>> Begin GIVEN DATA

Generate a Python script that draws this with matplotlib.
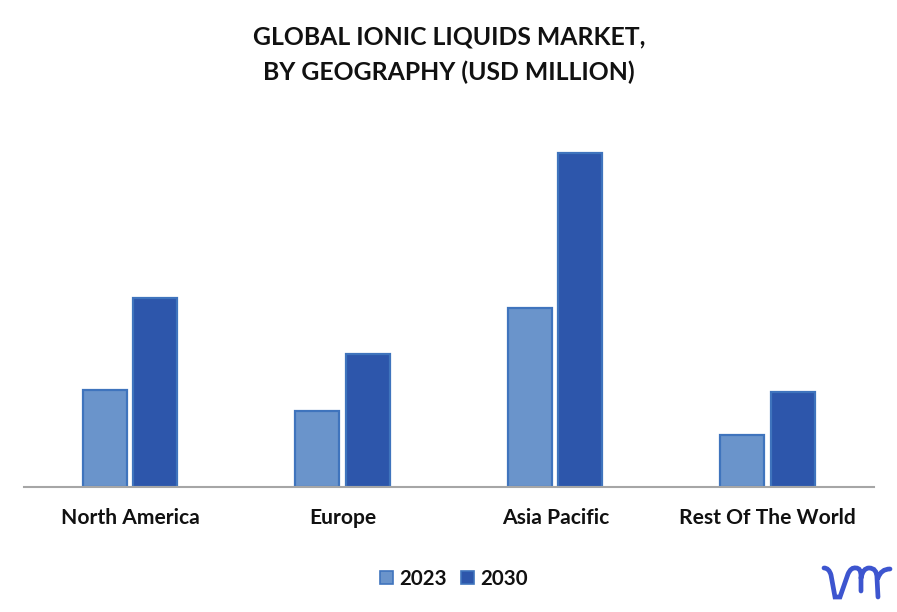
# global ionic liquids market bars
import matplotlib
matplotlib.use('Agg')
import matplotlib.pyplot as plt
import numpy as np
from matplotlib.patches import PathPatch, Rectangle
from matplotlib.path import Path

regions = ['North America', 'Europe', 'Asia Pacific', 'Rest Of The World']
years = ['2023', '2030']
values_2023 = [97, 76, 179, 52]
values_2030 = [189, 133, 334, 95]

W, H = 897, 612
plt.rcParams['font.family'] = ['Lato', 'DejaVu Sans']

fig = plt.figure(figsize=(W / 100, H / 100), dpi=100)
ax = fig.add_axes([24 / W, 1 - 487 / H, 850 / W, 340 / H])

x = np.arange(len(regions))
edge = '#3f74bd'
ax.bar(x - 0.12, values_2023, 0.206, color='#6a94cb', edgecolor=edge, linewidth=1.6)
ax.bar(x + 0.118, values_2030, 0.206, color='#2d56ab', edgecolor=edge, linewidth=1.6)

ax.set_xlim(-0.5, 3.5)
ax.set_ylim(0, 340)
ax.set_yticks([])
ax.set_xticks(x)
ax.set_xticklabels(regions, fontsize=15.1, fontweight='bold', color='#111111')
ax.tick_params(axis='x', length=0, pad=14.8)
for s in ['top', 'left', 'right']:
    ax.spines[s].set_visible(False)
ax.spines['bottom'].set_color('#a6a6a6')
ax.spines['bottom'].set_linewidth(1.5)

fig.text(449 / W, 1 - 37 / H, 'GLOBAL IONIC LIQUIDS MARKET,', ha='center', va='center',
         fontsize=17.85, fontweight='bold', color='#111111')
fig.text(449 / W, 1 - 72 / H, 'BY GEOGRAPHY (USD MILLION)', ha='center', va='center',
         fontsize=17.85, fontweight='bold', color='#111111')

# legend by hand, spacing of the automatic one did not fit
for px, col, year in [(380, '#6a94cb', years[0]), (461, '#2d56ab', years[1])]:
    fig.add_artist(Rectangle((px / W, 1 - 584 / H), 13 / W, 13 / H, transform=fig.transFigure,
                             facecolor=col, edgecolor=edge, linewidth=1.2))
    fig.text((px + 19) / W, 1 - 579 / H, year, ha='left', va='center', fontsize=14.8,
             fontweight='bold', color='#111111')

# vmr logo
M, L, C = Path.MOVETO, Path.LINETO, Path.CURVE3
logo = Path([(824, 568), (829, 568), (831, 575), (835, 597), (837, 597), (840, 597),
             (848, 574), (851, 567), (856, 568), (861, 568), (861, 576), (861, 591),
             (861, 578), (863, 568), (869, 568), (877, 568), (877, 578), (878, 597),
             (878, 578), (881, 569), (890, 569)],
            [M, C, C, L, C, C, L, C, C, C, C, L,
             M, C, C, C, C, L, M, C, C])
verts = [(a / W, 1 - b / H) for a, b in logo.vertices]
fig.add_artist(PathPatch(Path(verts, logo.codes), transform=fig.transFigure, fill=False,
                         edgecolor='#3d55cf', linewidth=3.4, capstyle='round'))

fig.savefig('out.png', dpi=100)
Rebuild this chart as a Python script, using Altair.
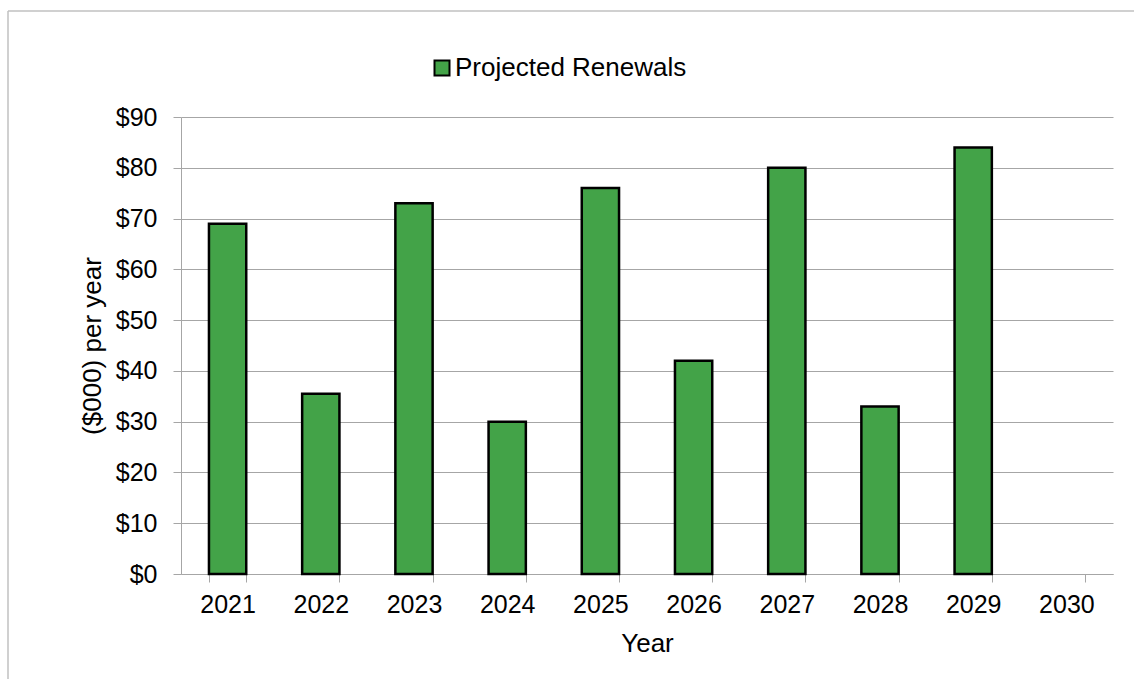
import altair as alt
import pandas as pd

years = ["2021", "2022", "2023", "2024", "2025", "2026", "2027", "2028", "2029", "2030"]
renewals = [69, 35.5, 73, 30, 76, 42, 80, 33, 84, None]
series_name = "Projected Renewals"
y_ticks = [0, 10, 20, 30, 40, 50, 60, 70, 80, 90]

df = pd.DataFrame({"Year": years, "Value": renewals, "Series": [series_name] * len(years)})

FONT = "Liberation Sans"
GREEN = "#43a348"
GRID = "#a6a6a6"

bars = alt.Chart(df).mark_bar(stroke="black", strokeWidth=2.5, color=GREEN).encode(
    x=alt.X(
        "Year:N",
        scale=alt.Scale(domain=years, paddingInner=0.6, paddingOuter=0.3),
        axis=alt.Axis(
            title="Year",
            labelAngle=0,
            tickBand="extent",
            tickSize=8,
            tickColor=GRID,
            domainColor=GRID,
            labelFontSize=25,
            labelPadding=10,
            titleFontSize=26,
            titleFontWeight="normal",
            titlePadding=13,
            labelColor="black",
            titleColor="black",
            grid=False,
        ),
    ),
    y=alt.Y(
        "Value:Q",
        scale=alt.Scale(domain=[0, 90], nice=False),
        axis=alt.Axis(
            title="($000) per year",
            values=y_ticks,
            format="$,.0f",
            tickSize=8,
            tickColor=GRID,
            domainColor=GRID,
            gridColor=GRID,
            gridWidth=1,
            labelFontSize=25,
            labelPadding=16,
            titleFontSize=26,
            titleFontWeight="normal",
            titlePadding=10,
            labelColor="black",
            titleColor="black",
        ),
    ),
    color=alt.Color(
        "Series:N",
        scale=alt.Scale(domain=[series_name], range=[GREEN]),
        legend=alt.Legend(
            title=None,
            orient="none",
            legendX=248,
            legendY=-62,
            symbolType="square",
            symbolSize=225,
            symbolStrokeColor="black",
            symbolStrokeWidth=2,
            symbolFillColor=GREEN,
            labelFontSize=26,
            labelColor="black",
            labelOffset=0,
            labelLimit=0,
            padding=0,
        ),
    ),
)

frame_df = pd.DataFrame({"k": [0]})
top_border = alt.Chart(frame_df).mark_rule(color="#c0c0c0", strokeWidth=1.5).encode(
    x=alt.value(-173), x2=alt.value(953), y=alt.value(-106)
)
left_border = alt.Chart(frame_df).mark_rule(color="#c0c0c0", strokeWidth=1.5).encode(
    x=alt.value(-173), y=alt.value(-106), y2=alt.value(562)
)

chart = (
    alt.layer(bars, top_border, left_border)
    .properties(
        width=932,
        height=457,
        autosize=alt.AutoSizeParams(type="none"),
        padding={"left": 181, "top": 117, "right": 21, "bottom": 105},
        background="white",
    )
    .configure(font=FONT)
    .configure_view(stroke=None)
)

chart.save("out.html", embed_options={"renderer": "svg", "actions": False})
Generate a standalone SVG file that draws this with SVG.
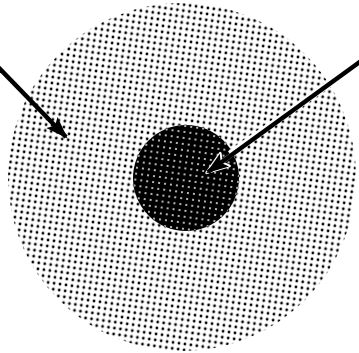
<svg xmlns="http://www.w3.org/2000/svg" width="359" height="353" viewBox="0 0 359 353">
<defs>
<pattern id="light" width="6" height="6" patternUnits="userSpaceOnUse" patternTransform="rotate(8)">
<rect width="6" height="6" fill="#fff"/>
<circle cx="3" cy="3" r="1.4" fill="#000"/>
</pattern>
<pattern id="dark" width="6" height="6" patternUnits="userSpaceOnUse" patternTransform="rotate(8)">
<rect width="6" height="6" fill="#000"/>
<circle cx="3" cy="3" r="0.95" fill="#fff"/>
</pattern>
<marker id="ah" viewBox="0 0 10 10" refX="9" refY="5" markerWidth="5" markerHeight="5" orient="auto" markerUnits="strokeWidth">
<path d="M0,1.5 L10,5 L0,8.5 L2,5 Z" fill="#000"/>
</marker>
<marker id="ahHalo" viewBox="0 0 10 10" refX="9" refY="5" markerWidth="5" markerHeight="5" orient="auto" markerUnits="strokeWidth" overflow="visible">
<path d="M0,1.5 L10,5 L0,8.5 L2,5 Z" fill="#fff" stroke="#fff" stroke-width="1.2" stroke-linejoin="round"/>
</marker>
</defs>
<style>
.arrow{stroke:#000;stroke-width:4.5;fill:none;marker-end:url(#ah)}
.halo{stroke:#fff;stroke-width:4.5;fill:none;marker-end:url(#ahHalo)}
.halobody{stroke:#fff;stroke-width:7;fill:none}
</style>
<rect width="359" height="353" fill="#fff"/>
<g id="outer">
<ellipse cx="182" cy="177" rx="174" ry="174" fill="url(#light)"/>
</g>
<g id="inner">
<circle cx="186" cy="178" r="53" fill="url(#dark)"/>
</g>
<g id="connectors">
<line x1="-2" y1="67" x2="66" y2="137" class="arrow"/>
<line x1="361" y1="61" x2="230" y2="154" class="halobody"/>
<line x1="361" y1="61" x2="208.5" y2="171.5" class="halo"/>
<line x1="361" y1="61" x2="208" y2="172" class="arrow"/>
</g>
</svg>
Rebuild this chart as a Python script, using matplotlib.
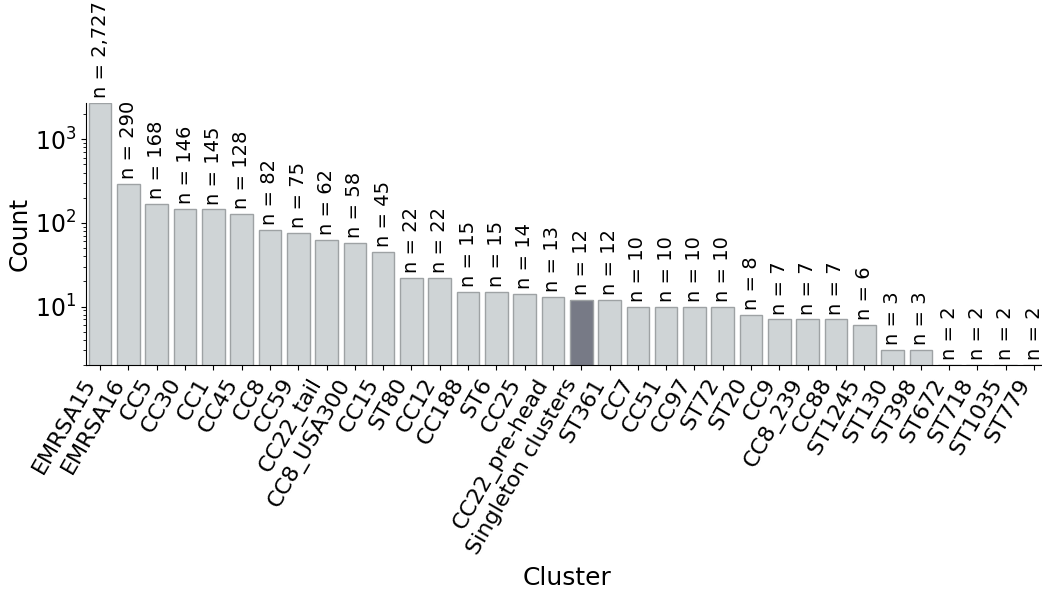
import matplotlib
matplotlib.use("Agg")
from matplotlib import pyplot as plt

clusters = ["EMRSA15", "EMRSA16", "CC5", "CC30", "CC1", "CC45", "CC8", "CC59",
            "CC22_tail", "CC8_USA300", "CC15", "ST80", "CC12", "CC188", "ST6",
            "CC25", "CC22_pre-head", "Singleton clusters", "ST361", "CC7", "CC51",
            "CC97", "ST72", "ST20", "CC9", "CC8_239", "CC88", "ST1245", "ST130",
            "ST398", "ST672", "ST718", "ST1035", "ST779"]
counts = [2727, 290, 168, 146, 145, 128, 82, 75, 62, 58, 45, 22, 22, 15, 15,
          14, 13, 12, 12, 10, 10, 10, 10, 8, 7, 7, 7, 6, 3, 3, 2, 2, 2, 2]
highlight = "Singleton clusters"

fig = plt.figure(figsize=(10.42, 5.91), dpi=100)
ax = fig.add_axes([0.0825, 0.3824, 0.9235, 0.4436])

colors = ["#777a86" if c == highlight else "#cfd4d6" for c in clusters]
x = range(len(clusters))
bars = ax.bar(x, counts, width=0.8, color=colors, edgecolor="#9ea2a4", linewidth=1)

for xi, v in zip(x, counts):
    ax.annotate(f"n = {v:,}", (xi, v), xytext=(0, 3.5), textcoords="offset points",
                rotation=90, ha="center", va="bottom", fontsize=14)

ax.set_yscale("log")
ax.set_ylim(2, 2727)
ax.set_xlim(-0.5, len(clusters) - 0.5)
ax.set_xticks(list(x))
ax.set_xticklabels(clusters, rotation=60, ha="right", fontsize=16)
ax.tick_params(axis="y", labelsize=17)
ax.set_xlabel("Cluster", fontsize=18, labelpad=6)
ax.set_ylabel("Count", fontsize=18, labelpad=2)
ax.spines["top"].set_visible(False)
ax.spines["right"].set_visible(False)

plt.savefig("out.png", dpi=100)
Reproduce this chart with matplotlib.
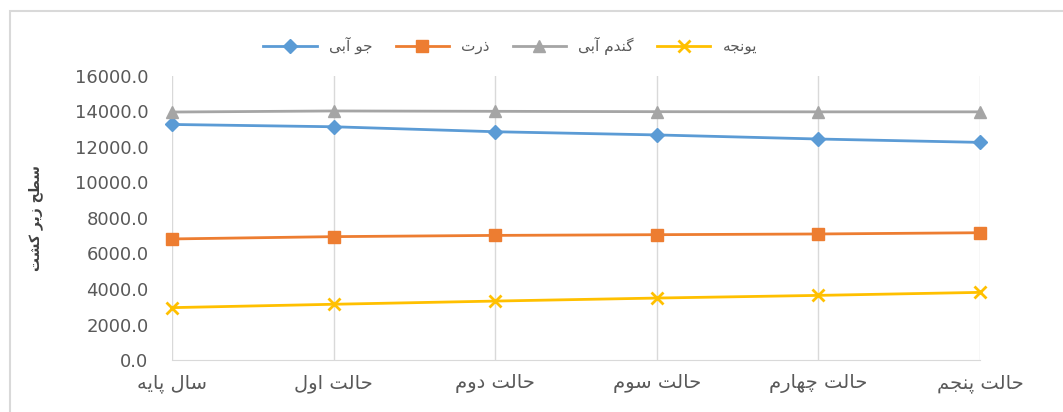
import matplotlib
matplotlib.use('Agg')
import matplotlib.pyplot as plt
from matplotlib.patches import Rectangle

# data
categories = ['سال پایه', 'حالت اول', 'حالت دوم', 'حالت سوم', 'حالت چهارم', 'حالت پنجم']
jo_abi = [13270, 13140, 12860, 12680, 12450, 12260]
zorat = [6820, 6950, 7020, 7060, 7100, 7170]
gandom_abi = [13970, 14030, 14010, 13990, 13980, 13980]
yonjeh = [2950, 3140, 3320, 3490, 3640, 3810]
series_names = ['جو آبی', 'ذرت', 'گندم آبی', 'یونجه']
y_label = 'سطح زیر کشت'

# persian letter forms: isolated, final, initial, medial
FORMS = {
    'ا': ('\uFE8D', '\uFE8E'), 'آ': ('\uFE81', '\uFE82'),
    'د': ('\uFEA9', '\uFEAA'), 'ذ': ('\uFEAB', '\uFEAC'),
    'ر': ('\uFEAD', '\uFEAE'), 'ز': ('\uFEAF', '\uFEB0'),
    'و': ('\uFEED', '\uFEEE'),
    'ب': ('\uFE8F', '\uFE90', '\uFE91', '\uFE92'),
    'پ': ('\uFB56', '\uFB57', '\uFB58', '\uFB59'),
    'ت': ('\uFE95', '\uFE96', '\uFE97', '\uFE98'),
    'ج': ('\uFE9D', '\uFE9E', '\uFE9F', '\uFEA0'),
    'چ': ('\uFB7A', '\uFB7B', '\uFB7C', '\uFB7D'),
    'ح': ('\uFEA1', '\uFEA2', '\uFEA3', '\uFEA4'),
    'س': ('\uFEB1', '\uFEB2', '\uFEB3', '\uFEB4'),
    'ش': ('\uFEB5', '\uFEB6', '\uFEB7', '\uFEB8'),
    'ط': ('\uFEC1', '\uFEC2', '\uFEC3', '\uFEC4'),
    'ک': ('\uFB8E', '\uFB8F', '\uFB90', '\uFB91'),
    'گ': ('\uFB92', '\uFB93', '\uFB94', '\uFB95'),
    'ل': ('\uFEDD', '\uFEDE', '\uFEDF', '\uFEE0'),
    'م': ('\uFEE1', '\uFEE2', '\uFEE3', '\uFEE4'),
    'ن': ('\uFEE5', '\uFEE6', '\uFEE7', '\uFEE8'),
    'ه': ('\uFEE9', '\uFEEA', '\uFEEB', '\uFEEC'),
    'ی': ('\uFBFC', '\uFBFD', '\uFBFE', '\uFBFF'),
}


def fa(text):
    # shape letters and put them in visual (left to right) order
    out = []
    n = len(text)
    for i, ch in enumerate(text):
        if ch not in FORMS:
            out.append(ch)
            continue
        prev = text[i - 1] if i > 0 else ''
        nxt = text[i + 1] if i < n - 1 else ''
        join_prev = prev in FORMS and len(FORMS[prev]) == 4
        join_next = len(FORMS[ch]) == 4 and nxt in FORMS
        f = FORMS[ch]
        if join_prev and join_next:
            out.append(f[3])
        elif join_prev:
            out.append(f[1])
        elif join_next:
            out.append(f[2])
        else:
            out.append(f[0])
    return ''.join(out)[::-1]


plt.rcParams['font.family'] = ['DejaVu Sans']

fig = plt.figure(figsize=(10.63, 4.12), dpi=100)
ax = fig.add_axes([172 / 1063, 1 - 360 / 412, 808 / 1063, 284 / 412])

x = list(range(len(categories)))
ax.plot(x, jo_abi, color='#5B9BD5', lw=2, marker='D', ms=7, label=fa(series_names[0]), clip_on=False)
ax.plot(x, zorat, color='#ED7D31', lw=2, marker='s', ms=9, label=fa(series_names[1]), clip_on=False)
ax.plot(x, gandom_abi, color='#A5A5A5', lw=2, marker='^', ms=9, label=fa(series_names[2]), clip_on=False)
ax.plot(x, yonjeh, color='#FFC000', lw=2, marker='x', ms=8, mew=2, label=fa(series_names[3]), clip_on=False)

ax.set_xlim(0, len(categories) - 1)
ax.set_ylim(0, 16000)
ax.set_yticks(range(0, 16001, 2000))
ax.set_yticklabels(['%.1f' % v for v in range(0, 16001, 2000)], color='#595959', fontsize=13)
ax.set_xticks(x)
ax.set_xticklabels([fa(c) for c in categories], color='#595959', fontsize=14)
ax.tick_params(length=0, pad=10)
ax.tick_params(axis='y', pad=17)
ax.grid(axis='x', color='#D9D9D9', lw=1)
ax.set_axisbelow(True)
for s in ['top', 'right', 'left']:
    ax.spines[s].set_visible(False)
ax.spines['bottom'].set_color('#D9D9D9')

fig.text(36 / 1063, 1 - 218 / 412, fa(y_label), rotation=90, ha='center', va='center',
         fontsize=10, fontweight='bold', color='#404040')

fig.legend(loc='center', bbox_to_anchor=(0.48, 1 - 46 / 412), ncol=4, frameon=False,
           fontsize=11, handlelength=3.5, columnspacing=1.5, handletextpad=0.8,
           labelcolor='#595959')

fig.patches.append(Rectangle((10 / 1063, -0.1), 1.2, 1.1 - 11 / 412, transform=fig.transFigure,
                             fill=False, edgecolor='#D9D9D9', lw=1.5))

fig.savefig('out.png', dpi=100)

>> End GIVEN DATA

Write out every line of the data that holds the word "script".

* [PROBLEM SOLUTION]:
Generate a Python script that draws this with matplotlib.
Rebuild this chart as a Python script, using Altair.
Rebuild this chart as a Python script, using matplotlib.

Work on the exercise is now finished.